Thursday, 24 March 2011

My daughter, my teacher.

It is often said that nothing can prepare you for parenthood. It didn't stop me from trying as hard as I could . My husband and I went to NCT prenatal classes, I read books and visited websites and forums gleaning knowledge wherever I could. I began to feel that I may be able to manage being a mum. I knew what was important to me: Make sure the baby doesn't come in your bed or you'll never get them to sleep on their own, establish a flexible routine early on, feed on demand (roughly every 3-4 hours), use a bouncy chair to occupy the baby while you get on around the house.

Then Alice arrived.

A peaceful birth followed by months of anything but peace. Any slight discomfort was enough to send her screaming. For weeks it seemed as if the only time she was content was if she was suckling. I struggled to put her down for more than a few seconds. I ended up wearing her often in a sling, and just sitting holding her much of the rest of the time. When reading The Continuum Concept by the late Jean Liedloff, I felt so grateful to my opinionated little girl that she had made her needs so patently obvious.

Desperation and exhaustion led us to cosleeping less than a week after the birth, and I began to research to see just how dangerous the practice was. To my delight, I discovered Three in a Bed by Deborah Jackson, and realised that bed sharing was actually preferable to having my baby in a cot.

After some poor advice from my health visitor which resulted in my attempting to only feed every 2 hours rather than every half hour, Alice became truly hysterical, struggled to latch as I had become so engorged, and promptly threw up her entire feed in spectacular fashion. I quickly learnt that feeding on demand really does mean feeding as often as the baby demands.
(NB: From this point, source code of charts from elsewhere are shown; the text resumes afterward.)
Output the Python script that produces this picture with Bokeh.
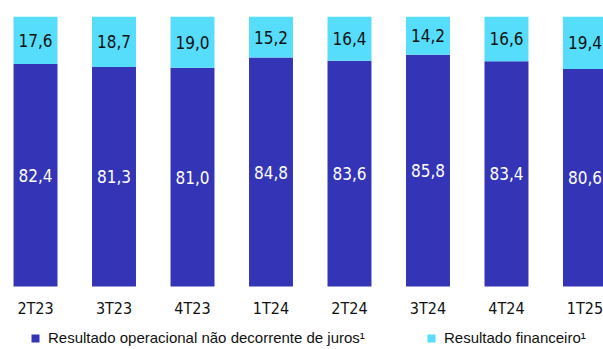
from bokeh.plotting import figure
from bokeh.models import ColumnDataSource, Range1d, Legend, LegendItem
from bokeh.core.properties import value
from bokeh.embed import file_html
from bokeh.resources import INLINE

# Quarterly split of results (%)
quarters = ["2T23", "3T23", "4T23", "1T24", "2T24", "3T24", "4T24", "1T25"]
operacional = [82.4, 81.3, 81.0, 84.8, 83.6, 85.8, 83.4, 80.6]
financeiro = [17.6, 18.7, 19.0, 15.2, 16.4, 14.2, 16.6, 19.4]
series_names = ["Resultado operacional não decorrente de juros¹", "Resultado financeiro¹"]

DARK = "#3434B6"
CYAN = "#55DDFB"
NARROW = "'DejaVu Sans Condensed', 'Liberation Sans', sans-serif"

xs = list(range(len(quarters)))
src = ColumnDataSource(dict(
    x=xs,
    q=quarters,
    op=operacional,
    fin_top=[o + f for o, f in zip(operacional, financeiro)],
    op_mid=[o / 2 for o in operacional],
    fin_mid=[o + f / 2 for o, f in zip(operacional, financeiro)],
    op_txt=[f"{v:.1f}".replace(".", ",") for v in operacional],
    fin_txt=[f"{v:.1f}".replace(".", ",") for v in financeiro],
))

# the plot frame runs below the bars so the quarter labels and legend sit inside it
p = figure(width=603, height=349, output_backend="svg", toolbar_location=None,
           x_range=Range1d(-0.446, 7.236), y_range=Range1d(-23.33, 100),
           x_axis_location=None, y_axis_location=None,
           min_border_left=0, min_border_right=0,
           min_border_top=16, min_border_bottom=0)
p.outline_line_color = None
p.grid.visible = False
p.background_fill_color = "white"
p.border_fill_color = "white"

w = 0.56
r_op = p.vbar(x="x", bottom=0, top="op", width=w, source=src,
              fill_color=DARK, line_color=None)
r_fin = p.vbar(x="x", bottom="op", top="fin_top", width=w, source=src,
               fill_color=CYAN, line_color=None)

p.text(x="x", y="op_mid", text="op_txt", source=src, text_color="white",
       text_font=value(NARROW), text_font_size="17px",
       text_align="center", text_baseline="middle")
p.text(x="x", y="fin_mid", text="fin_txt", source=src, text_color="#111111",
       text_font=value(NARROW), text_font_size="17px",
       text_align="center", text_baseline="middle")

# quarter labels under each bar
p.text(x="x", y=-8.2, text="q", source=src, text_color="#111111",
       text_font=value(NARROW), text_font_size="16px",
       text_align="center", text_baseline="middle")


def make_legend(name, renderer, x0):
    lg = Legend(items=[LegendItem(label=name, renderers=[renderer])],
                location=(x0, 3), orientation="horizontal",
                glyph_width=10, glyph_height=10, label_height=16,
                label_standoff=8, padding=0, margin=0,
                label_text_font="Liberation Sans", label_text_font_size="15px",
                label_text_color="#111111",
                border_line_color=None, background_fill_alpha=0)
    p.add_layout(lg, "center")


make_legend(series_names[0], r_op, 30)
make_legend(series_names[1], r_fin, 426)

open("out.html", "w").write(file_html(p, INLINE))
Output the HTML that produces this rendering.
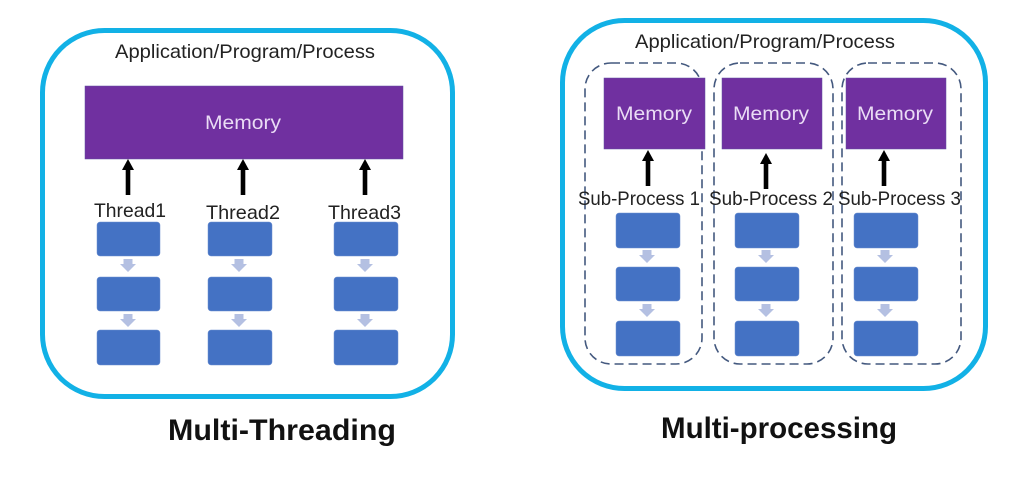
<!DOCTYPE html>
<html>
<head>
<meta charset="utf-8">
<style>
html,body{margin:0;padding:0;background:#fff;width:1025px;height:488px;overflow:hidden}
svg{display:block}
text{font-family:"Liberation Sans",sans-serif;fill:#222}
.b{fill:#4472c4;stroke:#6c8fd0;stroke-width:.5}
.m{fill:#7030a0;stroke:#5f4f9f;stroke-width:.5}
.mt{fill:#eadcf5;font-size:19px;text-anchor:middle}
.l{font-size:19.5px}
.d{fill:none;stroke:#44597f;stroke-width:1.6;stroke-dasharray:9 5}
.o{fill:#fff;stroke:#12b1e6;stroke-width:5}
.t{font-weight:bold;font-size:30px;fill:#111}
</style>
</head>
<body>
<svg width="1025" height="488" viewBox="0 0 1025 488" xmlns="http://www.w3.org/2000/svg">
<defs>
<g id="ar"><rect x="-2.3" y="9" width="4.6" height="27" fill="#000"/><path d="M0 0L6 11H-6Z" fill="#000"/></g>
<g id="sa"><path d="M-4.5 0H4.5V5H8L0 13L-8 5H-4.5Z" fill="#b4c0e2"/></g>
</defs>

<rect class="o" x="42.5" y="30.5" width="410" height="366" rx="62"/>
<text class="l" x="115" y="58" textLength="260" lengthAdjust="spacingAndGlyphs">Application/Program/Process</text>
<rect class="m" x="85" y="86" width="318" height="73"/>
<text class="mt" x="243" y="129" textLength="76" lengthAdjust="spacingAndGlyphs">Memory</text>
<use href="#ar" x="128" y="159"/>
<use href="#ar" x="243" y="159"/>
<use href="#ar" x="365" y="159"/>
<text class="l" x="94" y="217" textLength="72" lengthAdjust="spacingAndGlyphs">Thread1</text>
<text class="l" x="206" y="219" textLength="74" lengthAdjust="spacingAndGlyphs">Thread2</text>
<text class="l" x="328" y="219" textLength="73" lengthAdjust="spacingAndGlyphs">Thread3</text>

<rect class="b" x="97" y="222" width="63" height="34" rx="3"/>
<rect class="b" x="97" y="277" width="63" height="34" rx="3"/>
<rect class="b" x="97" y="330" width="63" height="35" rx="3"/>
<rect class="b" x="208" y="222" width="64" height="34" rx="3"/>
<rect class="b" x="208" y="277" width="64" height="34" rx="3"/>
<rect class="b" x="208" y="330" width="64" height="35" rx="3"/>
<rect class="b" x="334" y="222" width="64" height="34" rx="3"/>
<rect class="b" x="334" y="277" width="64" height="34" rx="3"/>
<rect class="b" x="334" y="330" width="64" height="35" rx="3"/>
<use href="#sa" x="128" y="259"/><use href="#sa" x="128" y="314"/>
<use href="#sa" x="239" y="259"/><use href="#sa" x="239" y="314"/>
<use href="#sa" x="365" y="259"/><use href="#sa" x="365" y="314"/>

<text class="t" x="168" y="440" textLength="228" lengthAdjust="spacingAndGlyphs">Multi-Threading</text>

<rect class="o" x="562.5" y="20.5" width="423" height="368" rx="62"/>
<text class="l" x="635" y="48" textLength="260" lengthAdjust="spacingAndGlyphs">Application/Program/Process</text>

<rect class="d" x="585" y="63" width="117" height="301" rx="26"/>
<rect class="d" x="714" y="63" width="119" height="301" rx="26"/>
<rect class="d" x="842" y="63" width="119" height="301" rx="26"/>

<rect class="m" x="604" y="78" width="101" height="71"/>
<rect class="m" x="722" y="78" width="100" height="71"/>
<rect class="m" x="846" y="78" width="100" height="71"/>
<text class="mt" x="654" y="120" textLength="76" lengthAdjust="spacingAndGlyphs">Memory</text>
<text class="mt" x="771" y="120" textLength="76" lengthAdjust="spacingAndGlyphs">Memory</text>
<text class="mt" x="895" y="120" textLength="76" lengthAdjust="spacingAndGlyphs">Memory</text>
<use href="#ar" x="648" y="150"/>
<use href="#ar" x="766" y="153"/>
<use href="#ar" x="884" y="150"/>

<text class="l" x="578" y="205" textLength="122" lengthAdjust="spacingAndGlyphs">Sub-Process 1</text>
<text class="l" x="709" y="205" textLength="124" lengthAdjust="spacingAndGlyphs">Sub-Process 2</text>
<text class="l" x="838" y="205" textLength="123" lengthAdjust="spacingAndGlyphs">Sub-Process 3</text>

<rect class="b" x="616" y="213" width="64" height="35" rx="3"/>
<rect class="b" x="616" y="267" width="64" height="34" rx="3"/>
<rect class="b" x="616" y="321" width="64" height="35" rx="3"/>
<rect class="b" x="735" y="213" width="64" height="35" rx="3"/>
<rect class="b" x="735" y="267" width="64" height="34" rx="3"/>
<rect class="b" x="735" y="321" width="64" height="35" rx="3"/>
<rect class="b" x="854" y="213" width="64" height="35" rx="3"/>
<rect class="b" x="854" y="267" width="64" height="34" rx="3"/>
<rect class="b" x="854" y="321" width="64" height="35" rx="3"/>
<use href="#sa" x="647" y="250"/><use href="#sa" x="647" y="304"/>
<use href="#sa" x="766" y="250"/><use href="#sa" x="766" y="304"/>
<use href="#sa" x="885" y="250"/><use href="#sa" x="885" y="304"/>

<text class="t" x="661" y="438" textLength="236" lengthAdjust="spacingAndGlyphs">Multi-processing</text>
</svg>
</body>
</html>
Even now, Alice makes her feelings known very clearly, although thankfully she's beginning to find alternatives to bellowing at the top of her lungs. At times, it is exhausting, but I'm thoroughly grateful. I believe she is demanding what is best for all babies, to be held close and understood. As my head was filled with 'parenting advice' more subtle cues would undoubtedly have passed me by. Through her high needs, I have learnt to be a better mother than I would have been with a more placid child. We are learning together.